No, Mars Brick making Won’t Reqire Water.

On a previous post, Why Bricks for a Mars Colony, I talked about a few reasons bricks make sense. On social media may people came back with the comment that it requires too much water to make bricks.

Not all brick-making requires water. The above video is an ad for a hydraulic brick press. It operates by adding enough tons pressure to turn loose materials in hard, solid bricks without water. There are hundreds of versions of the machine by hundreds of companies worldwide. Some very simple, and others far more complex and automated.

Advertisement

Test done on earth with the same ingredients the lenders have found on Mars show such Bricks to have a hardness roughly equal to steel-reinforced concrete. This is because of the high iron oxide content in most of the regolith. Such bricks would have a very high durability.

Nor is water necessary for mortar. The above is stacked bricks without mortar. The technique is called Dry Stone construction. There are buildings and walls thousands of years old built with this technique.

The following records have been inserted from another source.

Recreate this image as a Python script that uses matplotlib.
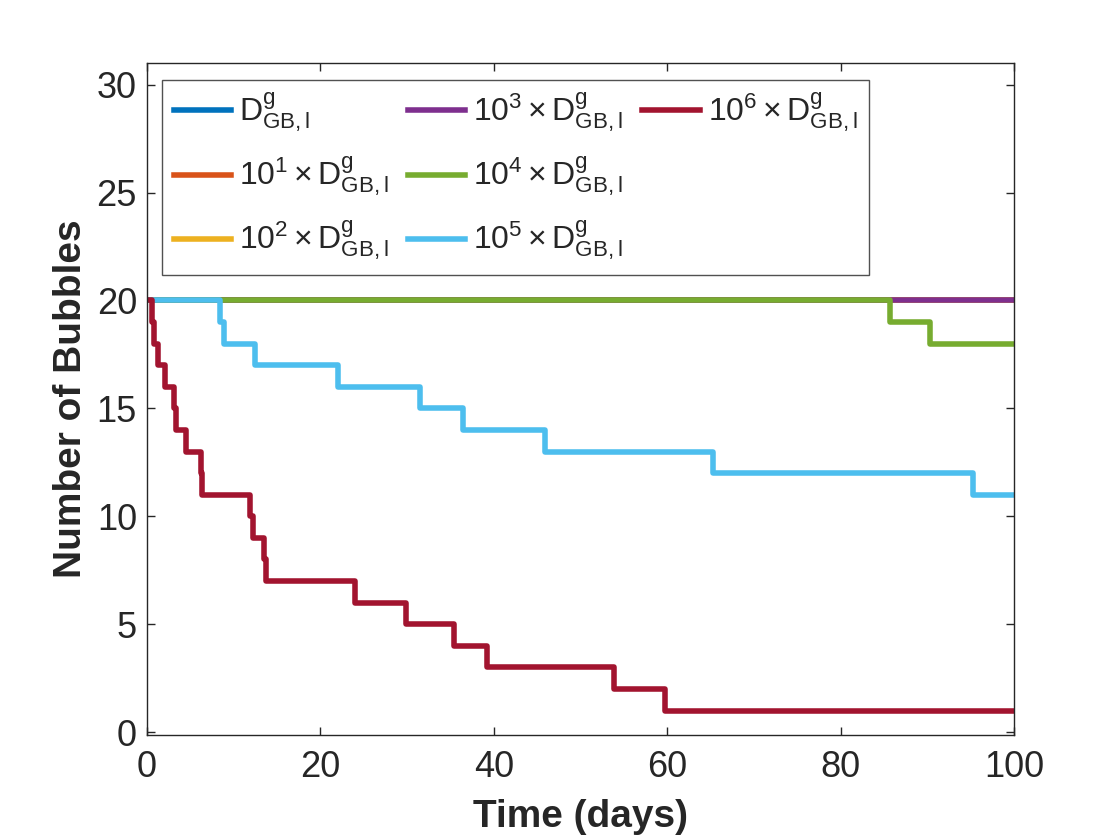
import matplotlib
matplotlib.use("Agg")
import matplotlib.pyplot as plt
from matplotlib.lines import Line2D

plt.rcParams['font.family'] = ['Liberation Sans', 'DejaVu Sans']
plt.rcParams['mathtext.fontset'] = 'custom'
plt.rcParams['mathtext.rm'] = 'Liberation Sans'
plt.rcParams['mathtext.it'] = 'Liberation Sans:italic'
plt.rcParams['mathtext.bf'] = 'Liberation Sans:bold'

# series: change times (days) and bubble counts
base_t = [0, 100]
base_v = [20, 20]

green_t = [0, 85.7, 90.3, 100]
green_v = [20, 19, 18, 18]

cyan_t = [0, 8.5, 8.9, 12.5, 22.0, 31.5, 36.4, 45.9, 65.3, 95.3, 100]
cyan_v = [20, 19, 18, 17, 16, 15, 14, 13, 12, 11, 11]

red_t = [0, 0.6, 0.8, 1.25, 2.1, 3.1, 3.4, 4.5, 6.2, 6.4, 11.9, 12.2,
         13.5, 13.8, 24.0, 29.9, 35.4, 39.25, 53.9, 59.75, 100]
red_v = [20, 19, 18, 17, 16, 15, 14, 13, 12, 11, 10, 9,
         8, 7, 6, 5, 4, 3, 2, 1, 1]

labels = [r'$\mathregular{D^g_{GB,l}}$',
          r'$\mathregular{10^1\times D^g_{GB,l}}$',
          r'$\mathregular{10^2\times D^g_{GB,l}}$',
          r'$\mathregular{10^3\times D^g_{GB,l}}$',
          r'$\mathregular{10^4\times D^g_{GB,l}}$',
          r'$\mathregular{10^5\times D^g_{GB,l}}$',
          r'$\mathregular{10^6\times D^g_{GB,l}}$']
colors = ['#0072BD', '#D95319', '#EDB120', '#7E2F8E', '#77AC30', '#4DBEEE', '#A2142F']

series = [(base_t, base_v), (base_t, base_v), (base_t, base_v), (base_t, base_v),
          (green_t, green_v), (cyan_t, cyan_v), (red_t, red_v)]

fig = plt.figure(figsize=(11.2, 8.4), dpi=100)
ax = fig.add_axes([0.131, 0.125, 0.7746, 0.80])

handles = []
for (t, v), c, lab in zip(series, colors, labels):
    h, = ax.step(t, v, where='post', color=c, lw=4, label=lab)
    handles.append(h)

ax.set_xlim(0, 100)
ax.set_ylim(-0.13, 31)
ax.set_xticks([0, 20, 40, 60, 80, 100])
ax.set_yticks([0, 5, 10, 15, 20, 25, 30])

dark = '#262626'
for s in ax.spines.values():
    s.set_color(dark)
    s.set_linewidth(1.0)
ax.tick_params(direction='in', length=6, width=1, top=True, right=True,
               labelsize=26, colors=dark)
ax.tick_params(axis='x', pad=11)
ax.tick_params(axis='y', pad=7)

ax.set_xlabel('Time (days)', fontsize=28, fontweight='bold', color=dark)
ax.set_ylabel('Number of Bubbles', fontsize=28, fontweight='bold', color=dark)
ax.xaxis.set_label_coords(0.5, -0.095)
ax.yaxis.set_label_coords(-0.066, 0.5)

# MATLAB fills legend columns 3/3/1, pad with blank entries
blank = Line2D([], [], color='none')
leg_h = handles[:6] + [handles[6], blank, blank]
leg_l = labels[:6] + [labels[6], '', '']
leg = ax.legend(leg_h, leg_l, ncol=3, loc='upper left', bbox_to_anchor=(0.018, 0.975),
                fontsize=23, frameon=True, fancybox=False, handlelength=1.8,
                handletextpad=0.25, columnspacing=0.6, labelspacing=0.62,
                borderpad=0.35, borderaxespad=0)
leg.get_frame().set_edgecolor(dark)
leg.get_frame().set_linewidth(1.0)
for txt in leg.get_texts():
    txt.set_color(dark)

fig.savefig('out.png', dpi=100)
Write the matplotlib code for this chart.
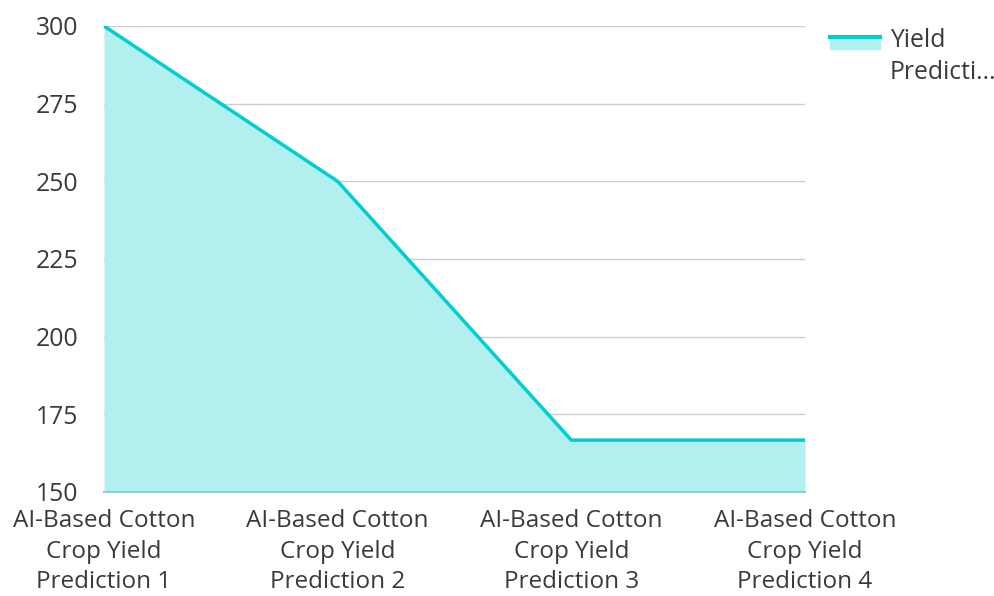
import matplotlib.pyplot as plt
from matplotlib.patches import Rectangle
from matplotlib.lines import Line2D

plt.rcParams['font.family'] = ['Open Sans', 'DejaVu Sans']

categories = ['AI-Based Cotton\nCrop Yield\nPrediction 1',
              'AI-Based Cotton\nCrop Yield\nPrediction 2',
              'AI-Based Cotton\nCrop Yield\nPrediction 3',
              'AI-Based Cotton\nCrop Yield\nPrediction 4']
yield_pred = [300, 250, 166.7, 166.7]
y_ticks = [150, 175, 200, 225, 250, 275, 300]

line_col = '#00CED1'
fill_col = '#B2EFEF'
text_col = '#3a3a3a'

W, H = 995, 596
fig = plt.figure(figsize=(W / 100, H / 100), dpi=100)
ax = fig.add_axes([104/W, 1 - 492/H, (805-104)/W, (492-26)/H])

x = list(range(len(categories)))
ax.fill_between(x, yield_pred, 150, color=fill_col, linewidth=0, zorder=2)
ax.plot(x, yield_pred, color=line_col, linewidth=2.5, zorder=3)

ax.set_xlim(0, len(categories) - 1)
ax.set_ylim(150, 300)
ax.set_yticks(y_ticks)
ax.set_xticks(x)
ax.set_xticklabels(categories, fontsize=17.5, color=text_col, linespacing=1.38)
ax.tick_params(axis='y', labelsize=17.8, labelcolor=text_col, length=0, pad=18.5)
ax.tick_params(axis='x', length=0, pad=12)
ax.grid(axis='y', color='#CCCCCC', linewidth=1, zorder=1)
for s in ['left', 'right', 'top']:
    ax.spines[s].set_visible(False)
ax.spines['bottom'].set_color('#8FCFCF')
ax.spines['bottom'].set_linewidth(1.5)
ax.spines['bottom'].set_zorder(4)

# legend drawn by hand
fig.patches.append(Rectangle((830/W, 1 - 49/H), 50/W, 12/H,
                             transform=fig.transFigure, color=fill_col))
fig.lines.append(Line2D([830/W, 880/W], [1 - 37/H, 1 - 37/H],
                        transform=fig.transFigure, color=line_col, linewidth=3))
fig.text(890/W, 1 - 47/H, 'Yield', fontsize=17.8, color=text_col,
         va='baseline', ha='left')
fig.text(890/W, 1 - 79/H, 'Predicti...', fontsize=17.8, color=text_col,
         va='baseline', ha='left')

fig.savefig('out.png', dpi=100)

Conserving water will be important on a Mars Colony. Brick construction, unlike the three-D printing technology being considered, can be done without water.

3 thoughts on “No, Mars Brick making Won’t Reqire Water.

  1. I watched the video of the above machine making bricks. Looks a little too good to be true. The machine quickly pressed the loose material and a hard brick came out. Maybe the material was heated to a high temperature before being pressed, or some kind of binder was added to the mix. Note that the video does not show the details.
    I read somewhere this may work if the dust which contains iron oxide and other metals is heated with microwaves before being pressed.
    The building that is shown stacked without mortar will most likely collapse like a house of cards if hit on the side. The roof looks even weaker. A bigger structure may just make the stability even worse. The best building shape may be a dome made of interlocked bricks which have a wider base facing outwards and a narrower one facing inwards.

    Like

      1. That building will likely stand another thousand years, if nobody bothers it. Yet, if you hit its rooftop sideways, it will come off. Regardless of how strong the bricks are.

        An interlocked design would make use of the brick strength. You can’t destroy the building without destroying the bricks. Oh, and even an arch design would be stronger than the building shown here.